Major error sources include:
- Material Properties: Using incorrect or outdated specific heat values
- Measurement Errors: Inaccurate mass or temperature measurements
- Heat Loss: Ignoring heat transfer to surroundings during the process
- Assumption Violations: Applying the formula to systems with phase changes or chemical reactions
- Unit Inconsistencies: Mixing metric and imperial units without conversion
- Temperature Dependence: Using constant specific heat when it varies significantly with temperature
To minimize errors, always verify material properties from reliable sources and use calibrated measurement equipment.
How does this calculation relate to the first law of thermodynamics?
The first law of thermodynamics (conservation of energy) states that energy cannot be created or destroyed, only transferred or converted. Our calculation (Q = mcΔT) represents one form of this energy transfer – heat energy changing the internal energy of a system. In a closed system, this heat transfer would equal the change in internal energy (ΔU = Q – W, where W is work done). For constant volume processes, ΔU = Q = mcΔT.
What are some real-world applications where this calculation is critical?
This calculation finds essential applications in:
- HVAC Systems: Sizing heating/cooling equipment for buildings
- Automotive Engineering: Designing engine cooling systems and brake components
- Food Processing: Determining cooking times and energy requirements
- Renewable Energy: Sizing thermal storage for solar power plants
- Materials Science: Developing heat-resistant alloys and composites
- Cryogenics: Calculating cooling requirements for superconducting systems
- Fire Safety: Modeling heat transfer in building materials during fires
In each case, accurate heat calculations ensure system efficiency, safety, and cost-effectiveness.
How can I verify the accuracy of my heat energy calculations?
To verify calculation accuracy:
- Cross-Check Properties: Confirm specific heat values with multiple reliable sources
- Unit Consistency: Ensure all values use compatible units (kg, J/kg·°C, °C)

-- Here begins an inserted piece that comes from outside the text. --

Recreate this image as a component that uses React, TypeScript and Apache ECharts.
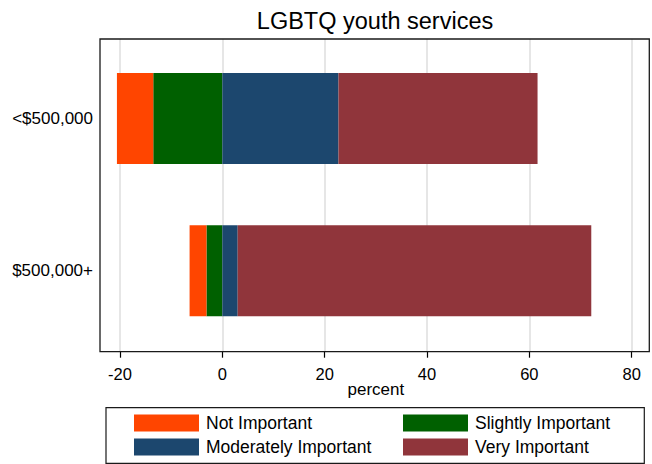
import React, { useEffect, useRef } from "react";
import * as echarts from "echarts";

const categories = ["<$500,000", "$500,000+"];
const notImportant = [7.1, 3.3];
const slightlyImportant = [13.5, 3.1];
const moderatelyImportant = [22.7, 3.0];
const veryImportant = [38.9, 69.1];
const xTicks = { min: -20, max: 80, interval: 20 };

const FONT = "'Liberation Sans', Arial, sans-serif";
const COLORS = {
  not: "#ff4500",
  slightly: "#006000",
  moderately: "#1c476e",
  very: "#90353b",
};

export default function App() {
  const ref = useRef<HTMLDivElement>(null);
  useEffect(() => {
    if (!ref.current) return;
    const chart = echarts.init(ref.current, undefined, { renderer: "svg" });
    const neg = (a: number[]) => a.map((v) => -v);
    const legendItem = (name: string, left: number, top: number) => ({
      data: [name],
      left,
      top,
      padding: 0,
      itemWidth: 65,
      itemHeight: 17,
      icon: "rect",
      selectedMode: false,
      textStyle: { fontSize: 17.5, fontFamily: FONT, color: "#000", lineHeight: 17, padding: [0, 0, 0, 2] },
    });
    const barBase = {
      type: "bar",
      stack: "s",
      xAxisIndex: 1,
      yAxisIndex: 1,
      barWidth: 91,
      clip: false,
    };
    chart.setOption({
      animation: false,
      backgroundColor: "#fff",
      title: {
        text: "LGBTQ youth services",
        left: 375,
        top: 9,
        padding: 0,
        textAlign: "center",
        textStyle: { fontSize: 23.5, fontWeight: "normal", fontFamily: FONT, color: "#000" },
      },
      legend: [
        legendItem("Not Important", 134, 414),
        legendItem("Moderately Important", 134, 438),
        legendItem("Slightly Important", 403, 414),
        legendItem("Very Important", 403, 438),
      ],
      grid: [
        { left: 120, width: 511.7, top: 39, height: 312.7 },
        { left: 120, width: 511.7, top: 42.4, height: 304.4 },
      ],
      xAxis: [
        {
          gridIndex: 0,
          type: "value",
          min: xTicks.min,
          max: xTicks.max,
          interval: xTicks.interval,
          name: "percent",
          nameLocation: "middle",
          nameGap: 29,
          nameMoveOverlap: false,
          nameTextStyle: { fontSize: 17, fontFamily: FONT, color: "#000" },
          axisLine: { show: false },
          axisTick: { show: true, length: 6, lineStyle: { color: "#000", width: 1.2 } },
          axisLabel: { fontSize: 16.5, fontFamily: FONT, color: "#000", margin: 14 },
          splitLine: { show: true, lineStyle: { color: "#dedede", width: 1.5 } },
        },
        {
          gridIndex: 1,
          type: "value",
          min: xTicks.min,
          max: xTicks.max,
          interval: xTicks.interval,
          show: false,
        },
      ],
      yAxis: [
        { gridIndex: 0, type: "value", show: false },
        {
          gridIndex: 1,
          type: "category",
          data: categories,
          inverse: true,
          axisLine: { show: false },
          axisTick: { show: false },
          axisLabel: { fontSize: 17, fontFamily: FONT, color: "#000", margin: 27 },
          splitLine: { show: false },
        },
      ],
      series: [
        { ...barBase, name: "Slightly Important", data: neg(slightlyImportant), itemStyle: { color: COLORS.slightly } },
        { ...barBase, name: "Not Important", data: neg(notImportant), itemStyle: { color: COLORS.not } },
        { ...barBase, name: "Moderately Important", data: moderatelyImportant, itemStyle: { color: COLORS.moderately } },
        { ...barBase, name: "Very Important", data: veryImportant, itemStyle: { color: COLORS.very } },
      ],
      graphic: [
        {
          type: "rect",
          shape: { x: 100, y: 39, width: 549.3, height: 312.7 },
          style: { fill: "none", stroke: "#1a1a1a", lineWidth: 1.3 },
          z: 10,
        },
        {
          type: "rect",
          shape: { x: 106, y: 407.7, width: 538.3, height: 55.6 },
          style: { fill: "none", stroke: "#1a1a1a", lineWidth: 1.2 },
          z: 10,
        },
      ],
    });
    return () => chart.dispose();
  }, []);
  return (
    <div
      ref={ref}
      style={{ position: "absolute", left: 0, top: 0, width: 652, height: 464 }}
    />
  );
}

- Experimental Validation: For critical applications, perform controlled experiments with temperature measurements
- Energy Balance: Verify that calculated heat input equals measured temperature change in closed systems
- Peer Review: Have calculations reviewed by another qualified professional
- Software Verification: Compare results with established thermodynamic software packages
- Sensitivity Analysis: Test how small changes in input values affect the result
For industrial applications, consider having calculations certified by professional engineers or thermodynamic specialists.